Так поступил я и тогда: написал пространное письмо в ЦК, высказал резкое и презрительное несогласие с рецензией Осипа Резника в «Правде», написал, что если Резник прав, а я слеп и неопытен, то мне нельзя доверять редактуру и я прошу освободить меня от обязанностей члена редколлегии «Нового мира». Заведующая редакцией Зинаида Николаевна, докладывавшая Александру Кривицкому обо всем, что делалось, шепталось и только еще думалось в редакционных комнатах, сообщила ему о моем письме, которое перепечатывала машинистка редакции, и Кривицкий попросил познакомить его с текстом.

Случилось то, чего я и предполагать не мог, узнав уже Александра Кривицкого, его зоркую осмотрительность, отсутствие сентиментальности, интеллигентских рефлексий и позывов к милосердию. Чем-то письмо затронуло его, он захотел поставить и свою подпись, только сняв ультимативную фразу об отставке, — заместителю главного редактора не пристало отзываться ультиматумом на партийную критику.

Письмо ушло в ЦК, потянулись безответные дни и недели. Я не мог оправиться от другой, самой страшной беды — гибели в Минске Михоэлса и моего друга Володи Голубова (Потапова). Мы с Валей ждали ребенка, я поверх головы был занят театром, редактурой и переделкой пьесы Вадима Собко «За вторым фронтом», счастливым для меня сотрудничеством с Алексеем Дмитриевичем Поповым. Но горькая мысль о поруганной повести не давала покоя.
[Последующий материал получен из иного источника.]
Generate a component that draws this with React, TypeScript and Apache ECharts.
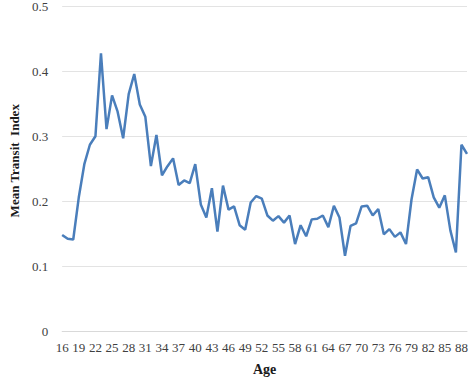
import React, { useEffect, useRef } from "react";
import * as echarts from "echarts";

const ages: string[] = [];
for (let a = 16; a <= 89; a++) ages.push(String(a));

const meanTransitIndex = [
  0.148, 0.142, 0.141, 0.206, 0.257, 0.287, 0.300, 0.428, 0.311, 0.363,
  0.338, 0.297, 0.365, 0.396, 0.349, 0.330, 0.254, 0.302, 0.240, 0.254,
  0.266, 0.225, 0.232, 0.228, 0.257, 0.195, 0.175, 0.220, 0.153, 0.224,
  0.187, 0.192, 0.163, 0.156, 0.198, 0.208, 0.204, 0.178, 0.170, 0.177,
  0.167, 0.178, 0.134, 0.163, 0.146, 0.172, 0.173, 0.178, 0.160, 0.193,
  0.175, 0.116, 0.162, 0.166, 0.192, 0.193, 0.178, 0.188, 0.149, 0.157,
  0.145, 0.152, 0.134, 0.203, 0.249, 0.235, 0.237, 0.206, 0.190, 0.209,
  0.155, 0.121, 0.287, 0.273,
];

const yTicks = { min: 0, max: 0.5, interval: 0.1 };

export default function App() {
  const ref = useRef<HTMLDivElement>(null);
  useEffect(() => {
    if (!ref.current) return;
    const chart = echarts.init(ref.current, undefined, { renderer: "svg" });
    const font = "'Liberation Serif', 'Times New Roman', serif";
    chart.setOption({
      animation: false,
      backgroundColor: "#ffffff",
      grid: { left: 52, right: 7, top: 5, bottom: 45, containLabel: false },
      xAxis: {
        type: "category",
        data: ages,
        boundaryGap: false,
        name: "Age",
        nameLocation: "middle",
        nameGap: 31,
        nameTextStyle: { fontFamily: font, fontSize: 14, fontWeight: "bold", color: "#1a1a1a" },
        axisLine: { lineStyle: { color: "#d9d9d9", width: 1 } },
        axisTick: { show: false },
        axisLabel: {
          interval: 2,
          margin: 10,
          fontFamily: font,
          fontSize: 13,
          color: "#404040",
        },
      },
      yAxis: {
        type: "value",
        min: yTicks.min,
        max: yTicks.max,
        interval: yTicks.interval,
        name: "Mean Transit  Index",
        nameLocation: "middle",
        nameGap: 37,
        nameTextStyle: {
          fontFamily: font,
          fontSize: 13,
          fontWeight: "bold",
          color: "#1a1a1a",
          padding: [0, 0, 0, 16],
        },
        axisLine: { show: false },
        axisTick: { show: false },
        splitLine: { lineStyle: { color: "#e3e3e3", width: 1 } },
        axisLabel: {
          margin: 14,
          fontFamily: font,
          fontSize: 13,
          color: "#404040",
          formatter: (v: number) => (v === 0 ? "0" : String(Math.round(v * 10) / 10)),
        },
      },
      series: [
        {
          type: "line",
          data: meanTransitIndex,
          symbol: "none",
          lineStyle: { color: "#4a7ebb", width: 2.5 },
          itemStyle: { color: "#4a7ebb" },
        },
      ],
    });
    return () => chart.dispose();
  }, []);
  return (
    <div
      ref={ref}
      style={{ position: "fixed", left: 0, top: 0, width: 474, height: 381 }}
    />
  );
}
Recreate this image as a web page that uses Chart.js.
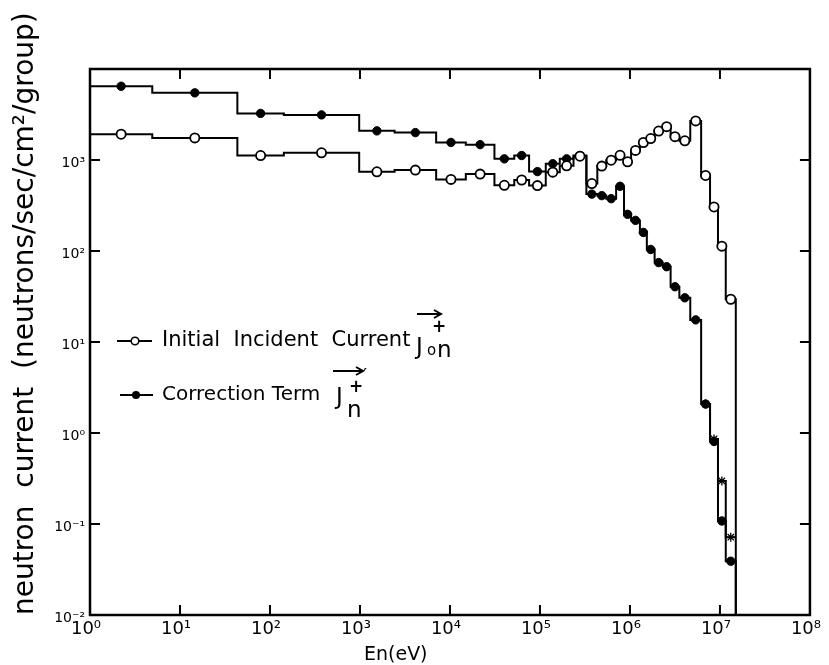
<!DOCTYPE html>
<html><head><meta charset="utf-8">
<script src="https://cdn.jsdelivr.net/npm/chart.js@4.4.1/dist/chart.umd.min.js"></script>
<style>html,body{margin:0;padding:0;background:#fff;}</style>
</head><body>
<canvas id="c" width="829" height="665"></canvas>
<script>
// ---- data ----
// energy-group boundaries (eV), 31 groups
const groupBounds = [1, 4.92, 43.4, 142.6, 980, 2425, 7020, 1.5e4, 3.12e4, 5.18e4,
  7.57e4, 1.16e5, 1.66e5, 2.36e5, 3.28e5, 4.34e5, 5.45e5, 7.02e5, 8.59e5, 1.03e6,
  1.29e6, 1.54e6, 1.88e6, 2.31e6, 2.83e6, 3.54e6, 4.68e6, 6.18e6, 7.76e6, 9.51e6,
  1.16e7, 1.5e7];
// Initial Incident Current (open circles)
const initialCurrent = [1920, 1750, 1120, 1200, 742, 774, 612, 700, 527, 603,
  523, 735, 863, 1100, 551, 857, 995, 1127, 956, 1275,
  1557, 1722, 2080, 2325, 1805, 1625, 2690, 676, 305, 113, 29.5];
// Correction Term (filled circles)
const correctionTerm = [6460, 5470, 3250, 3130, 2090, 2000, 1560, 1475, 1030, 1120,
  746, 910, 1030, 1120, 422, 406, 376, 514, 253, 217,
  160, 104, 74.6, 67.2, 40.5, 30.6, 17.5, 2.08, 0.807, 0.108, 0.039];
// star-marked values of the last groups (0-based group index of first)
const starFirstGroup = 27;
const starValues = [2.08, 0.86, 0.297, 0.0716];
// axes
const xTickExps = [0, 1, 2, 3, 4, 5, 6, 7, 8];
const yTickExps = [-2, -1, 0, 1, 2, 3, 4];
const yMin = 1e-2, yMax = 1e4, xMin = 1, xMax = 1e8;

// ---- helpers ----
const SUP = {'-':'\u207B','0':'\u2070','1':'\u00B9','2':'\u00B2','3':'\u00B3','4':'\u2074','5':'\u2075','6':'\u2076','7':'\u2077','8':'\u2078','9':'\u2079'};
function powLabel(v){ const e = Math.round(Math.log10(v)); return '10' + String(e).split('').map(c=>SUP[c]).join(''); }

function stepPoints(values, start, drop){
  const pts = values.map((v,i)=>({x: groupBounds[start+i], y: v}));
  const end = groupBounds[start+values.length];
  pts.push({x: end, y: values[values.length-1]});
  if (drop) pts.push({x: end, y: yMin});
  return pts;
}
function markerPoints(values, start){
  return values.map((v,i)=>({x: Math.sqrt(groupBounds[start+i]*groupBounds[start+i+1]), y: v}));
}

const FONT = '"DejaVu Sans", "Liberation Sans", sans-serif';

const framePlugin = {
  id: 'frame',
  beforeDraw(chart){
    const ctx = chart.ctx; ctx.save(); ctx.fillStyle='#fff'; ctx.fillRect(0,0,chart.width,chart.height); ctx.restore();
  },
  afterDraw(chart){
    const ctx = chart.ctx, ca = chart.chartArea, xs = chart.scales.x, ys = chart.scales.y;
    ctx.save();
    ctx.strokeStyle = '#000'; ctx.lineWidth = 2.5;
    ctx.strokeRect(ca.left, ca.top, ca.right-ca.left, ca.bottom-ca.top);
    ctx.lineWidth = 2;
    const L = 10;
    xTickExps.slice(1,-1).forEach(e=>{
      const px = xs.getPixelForValue(10**e);
      ctx.beginPath(); ctx.moveTo(px, ca.bottom); ctx.lineTo(px, ca.bottom-L);
      ctx.moveTo(px, ca.top); ctx.lineTo(px, ca.top+L); ctx.stroke();
    });
    yTickExps.slice(1,-1).forEach(e=>{
      const py = ys.getPixelForValue(10**e);
      ctx.beginPath(); ctx.moveTo(ca.left, py); ctx.lineTo(ca.left+L, py);
      ctx.moveTo(ca.right, py); ctx.lineTo(ca.right-L, py); ctx.stroke();
    });
    // x axis label
    ctx.fillStyle='#000'; ctx.font = '19px ' + FONT; ctx.textAlign='left'; ctx.textBaseline='alphabetic';
    ctx.fillText('En(eV)', xs.getPixelForValue(1e3)+4, ca.bottom+45);

    // legend
    const lx = ca.left, y1 = ys.getPixelForValue(10) - 1, y2 = y1 + 54;
    ctx.lineWidth = 2;
    ctx.beginPath(); ctx.moveTo(lx+27, y1); ctx.lineTo(lx+62, y1); ctx.stroke();
    ctx.beginPath(); ctx.arc(lx+45, y1, 3.8, 0, 2*Math.PI); ctx.fillStyle='#fff'; ctx.fill(); ctx.lineWidth=1.6; ctx.stroke();
    ctx.lineWidth = 2;
    ctx.beginPath(); ctx.moveTo(lx+30, y2); ctx.lineTo(lx+63, y2); ctx.stroke();
    ctx.beginPath(); ctx.arc(lx+46, y2, 4, 0, 2*Math.PI); ctx.fillStyle='#000'; ctx.fill();
    ctx.fillStyle='#000'; ctx.textBaseline='middle';
    ctx.font = '21px ' + FONT;
    ctx.fillText('Initial  Incident  Current', lx+72, y1);
    ctx.font = '20px ' + FONT;
    ctx.fillText('Correction Term', lx+72, y2);
    // J vector symbols
    function arrow(x1,x2,y){
      ctx.beginPath(); ctx.moveTo(x1,y); ctx.lineTo(x2,y); ctx.stroke();
      ctx.beginPath(); ctx.moveTo(x2-7,y-4); ctx.lineTo(x2,y); ctx.lineTo(x2-7,y+4); ctx.stroke();
    }
    ctx.textBaseline='alphabetic'; ctx.lineWidth=2;
    // row 1: J+ on
    let jx = lx+326;
    ctx.font = '23px ' + FONT; ctx.fillText('J', jx, y1+13);
    ctx.font = '15px ' + FONT; ctx.fillText('o', jx+11, y1+14);
    ctx.font = '23px ' + FONT; ctx.fillText('n', jx+21, y1+16);
    ctx.font = 'bold 17px ' + FONT; ctx.fillText('+', jx+16, y1-9);
    arrow(jx+1, jx+25, y1-27);
    // row 2: J+' n
    jx = lx+246;
    ctx.font = '23px ' + FONT; ctx.fillText('J', jx, y2+9);
    ctx.font = 'bold 17px ' + FONT; ctx.fillText('+', jx+13, y2-3);
    ctx.font = '18px ' + FONT; ctx.fillText('\u2032', jx+27, y2-14);
    ctx.font = '23px ' + FONT; ctx.fillText('n', jx+11, y2+22);
    arrow(jx-3, jx+27, y2-24);
    ctx.restore();
  }
};

const lineDs = (data, order) => ({data, showLine: true, stepped: true, borderColor:'#000', borderWidth: 2,
  pointRadius: 0, fill: false, order});
const ds = [
  lineDs(stepPoints(initialCurrent, 0, true), 3),
  lineDs(stepPoints(correctionTerm, 0, true), 3),
  lineDs(stepPoints(starValues, starFirstGroup, false), 3),
  {data: markerPoints(correctionTerm, 0), showLine: false, pointRadius: 4.2, pointBackgroundColor:'#000',
   pointBorderColor:'#000', pointBorderWidth: 1, order: 1},
  {data: markerPoints(initialCurrent, 0), showLine: false, pointRadius: 4.6, pointBackgroundColor:'#fff',
   pointBorderColor:'#000', pointBorderWidth: 1.8, order: 0},
  {data: markerPoints(starValues, starFirstGroup), showLine: false, pointStyle:'star', pointRadius: 4.5,
   pointBackgroundColor:'#000', pointBorderColor:'#000', pointBorderWidth: 1.3, order: 0}
];

new Chart(document.getElementById('c'), {
  type: 'line',
  data: {datasets: ds},
  plugins: [framePlugin],
  options: {
    responsive: false, animation: false, devicePixelRatio: 1,
    layout: {padding: {top: 69, right: 11, left: 0, bottom: 0}},
    plugins: {legend: {display: false}, tooltip: {enabled: false}},
    scales: {
      x: {
        type: 'logarithmic', position: 'bottom', min: xMin, max: xMax,
        afterBuildTicks: s => { s.ticks = xTickExps.map(e => ({value: 10**e})); },
        afterFit: s => { s.height = 50; },
        grid: {display: false, drawTicks: false}, border: {display: false},
        ticks: {callback: v => powLabel(v), color:'#000', font: {family: FONT, size: 18},
                padding: 4, maxRotation: 0, autoSkip: false, labelOffset: -4}
      },
      y: {
        type: 'logarithmic', position: 'left', min: yMin, max: yMax,
        afterBuildTicks: s => { s.ticks = yTickExps.map(e => ({value: 10**e})); },
        afterFit: s => { s.width = 90; },
        grid: {display: false, drawTicks: false}, border: {display: false},
        ticks: {callback: v => (Math.round(Math.log10(v)) >= 4 ? '' : powLabel(v)), color:'#000',
                font: {family: FONT, size: 14}, padding: 5, autoSkip: false, labelOffset: 3},
        title: {display: true, text: 'neutron  current  (neutrons/sec/cm\u00B2/group)', color:'#000',
                font: {family: FONT, size: 28}, align: 'start', padding: {top: 9, bottom: 0}}
      }
    }
  }
});
</script>
</body></html>
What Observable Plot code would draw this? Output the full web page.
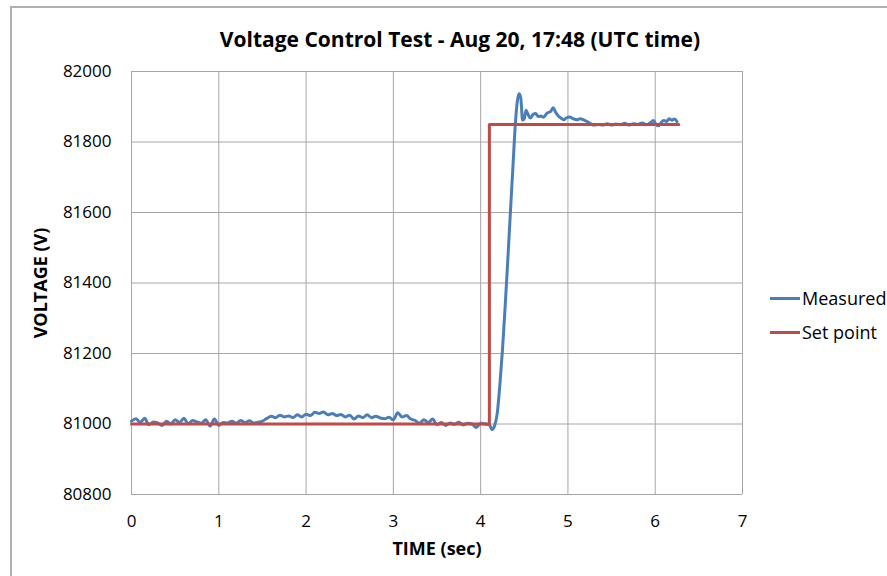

В феврале — не упомню числа, но это было за несколько часов до выхода номера газеты «Культура и жизнь» со статьей Маслина «Дубинка вместо критики» — нас с Валей в два часа ночи разбудил телефонный звонок. Кто-то раздраженный спрашивал Александра Михайловича: «Сколько их у вас в редакции — вы уже третий Александр Михайлович!» (Правда, в редакции нас было четверо: А. М. Лейтес, А. М. Ильницкий, я и опытный редактор прозы А. М. Дроздов.) «Я не разбудил вас?» — «Нет, конечно…» — малодушно ответил я, стоя на холодном полу в чем мать родила; спать, когда бодрствует Сталин и ЦК, было непатриотично. «С вами будет говорить Дмитрий Трофимович Шепилов».